[2298] in cryptography@c2.net mail archive
Re: reference
daemon@ATHENA.MIT.EDU (Robert Hettinga)
Thu Mar 19 16:52:01 1998
In-Reply-To: <199803190307.WAA13097@sequent1.providence.edu>
Date: Thu, 19 Mar 1998 10:56:37 -0500
To: dcsb@ai.mit.edu, cryptography@c2.net, CYBERIA-L@LISTSERV.AOL.COM,
e$@vmeng.com.DIGSIG@LISTSERV.TEMPLE.EDU
From: Robert Hettinga <rah@shipwright.com>
At 10:07 PM -0500 on 3/18/98, Somebody, a law professor Somewhere, wrote:
> ...Do you know the place to find the rule,law,whatever
> which waives certain encryption export restriction rules for large US corps
> that need extra security???
Actually, the way I undertand it, it's virtually unpromulgated. :-/. Same
as it ever was with spookstuff, right? (Somewhere even Rawls is laughing at
us...)
Though the control of this absolutely secret set of crypto export
guidelines has gone from NSA/State, to NSA/FBI/Commerce, to probably
FBI/Commerce by now, you still have to submit your code and take your
chances that it will either be turned down, or, worse, ignored while the
market moves on past you. All we have at the moment is a bunch of
successful CJRs(?) for any legal "precedent". Mudulo the ocassional court
proceding, of course -- all of them neatly sidestepped by various
jurisdiction-hopping Feds for the time being.

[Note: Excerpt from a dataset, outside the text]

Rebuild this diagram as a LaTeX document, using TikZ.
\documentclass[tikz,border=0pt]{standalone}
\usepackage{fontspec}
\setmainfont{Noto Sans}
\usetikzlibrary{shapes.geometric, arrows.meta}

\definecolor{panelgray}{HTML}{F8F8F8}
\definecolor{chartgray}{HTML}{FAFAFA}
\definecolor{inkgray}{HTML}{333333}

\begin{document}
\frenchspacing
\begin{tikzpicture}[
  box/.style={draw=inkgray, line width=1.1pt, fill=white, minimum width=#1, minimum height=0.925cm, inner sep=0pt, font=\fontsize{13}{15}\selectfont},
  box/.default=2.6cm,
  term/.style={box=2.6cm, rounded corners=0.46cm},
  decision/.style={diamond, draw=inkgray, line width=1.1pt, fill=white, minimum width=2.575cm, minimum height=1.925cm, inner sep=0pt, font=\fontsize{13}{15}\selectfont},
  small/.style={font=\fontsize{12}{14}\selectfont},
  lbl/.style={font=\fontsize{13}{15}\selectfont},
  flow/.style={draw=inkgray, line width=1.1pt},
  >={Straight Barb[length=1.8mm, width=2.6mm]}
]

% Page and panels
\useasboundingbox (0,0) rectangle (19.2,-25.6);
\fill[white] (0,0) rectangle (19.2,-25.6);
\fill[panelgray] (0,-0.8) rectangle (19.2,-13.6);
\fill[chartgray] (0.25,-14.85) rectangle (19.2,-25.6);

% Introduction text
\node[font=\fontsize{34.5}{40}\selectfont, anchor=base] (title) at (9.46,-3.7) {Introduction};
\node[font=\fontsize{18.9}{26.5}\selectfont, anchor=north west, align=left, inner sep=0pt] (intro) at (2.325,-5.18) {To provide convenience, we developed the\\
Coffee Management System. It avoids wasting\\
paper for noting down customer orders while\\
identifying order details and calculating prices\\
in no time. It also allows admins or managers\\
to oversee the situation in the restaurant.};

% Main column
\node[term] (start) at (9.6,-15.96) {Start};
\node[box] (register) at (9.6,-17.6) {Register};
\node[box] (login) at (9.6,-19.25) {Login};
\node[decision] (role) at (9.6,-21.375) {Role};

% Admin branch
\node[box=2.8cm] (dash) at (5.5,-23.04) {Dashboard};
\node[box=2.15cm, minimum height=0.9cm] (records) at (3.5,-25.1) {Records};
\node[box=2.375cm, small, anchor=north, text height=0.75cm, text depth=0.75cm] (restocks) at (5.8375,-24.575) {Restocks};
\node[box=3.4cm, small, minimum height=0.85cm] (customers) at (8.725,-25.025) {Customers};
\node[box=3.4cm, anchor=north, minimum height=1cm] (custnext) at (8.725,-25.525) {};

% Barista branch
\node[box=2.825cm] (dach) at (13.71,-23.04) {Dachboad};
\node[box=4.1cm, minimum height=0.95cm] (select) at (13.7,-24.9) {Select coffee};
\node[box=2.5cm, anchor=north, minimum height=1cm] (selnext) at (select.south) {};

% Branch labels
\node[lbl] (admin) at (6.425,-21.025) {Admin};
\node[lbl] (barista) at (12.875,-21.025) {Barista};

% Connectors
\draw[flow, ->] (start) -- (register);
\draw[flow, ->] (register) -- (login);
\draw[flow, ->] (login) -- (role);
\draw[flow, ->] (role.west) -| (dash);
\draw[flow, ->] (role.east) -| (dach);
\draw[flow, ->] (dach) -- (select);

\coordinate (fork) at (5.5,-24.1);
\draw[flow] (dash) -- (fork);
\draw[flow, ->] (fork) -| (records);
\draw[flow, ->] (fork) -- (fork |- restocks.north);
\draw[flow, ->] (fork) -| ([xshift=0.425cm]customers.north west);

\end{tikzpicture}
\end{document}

In the vain hope that I'm wrong on this, :-), I'll bounce this to
dcsb@ai.mit.edu, cryptography@c2.net, CYBERIA-L@LISTSERV.AOL.COM,
e$@vmeng.com, and DIGSIG@LISTSERV.TEMPLE.EDU to see if anyone in those
places knows of a particular actual *law* on the books, other than the
ITARs (not a law), now the EARs (also not a law), about financial
cryptography. As far as "rules" go, there are the various interpretations
of ITARs, oops, EARs, of course, which are, as I said, more conspicuous by
what they *don't* do, than what they, heh, do do, for US companies who hope
to export even just financial cryptography.
Of course, even if it weren't for the First Amendmendment, which is our
Last Best Hope for Cryptography at the moment, I would be remiss in my
fanaticism on the subject :-) if I didn't say here and now that financial
cryptography is the thin edge of the crypto wedge, the camel's nose, and
all that. You can't move money on the net, book *or* bearer, without the
strongest (not "legally", but computationally, and thus economically)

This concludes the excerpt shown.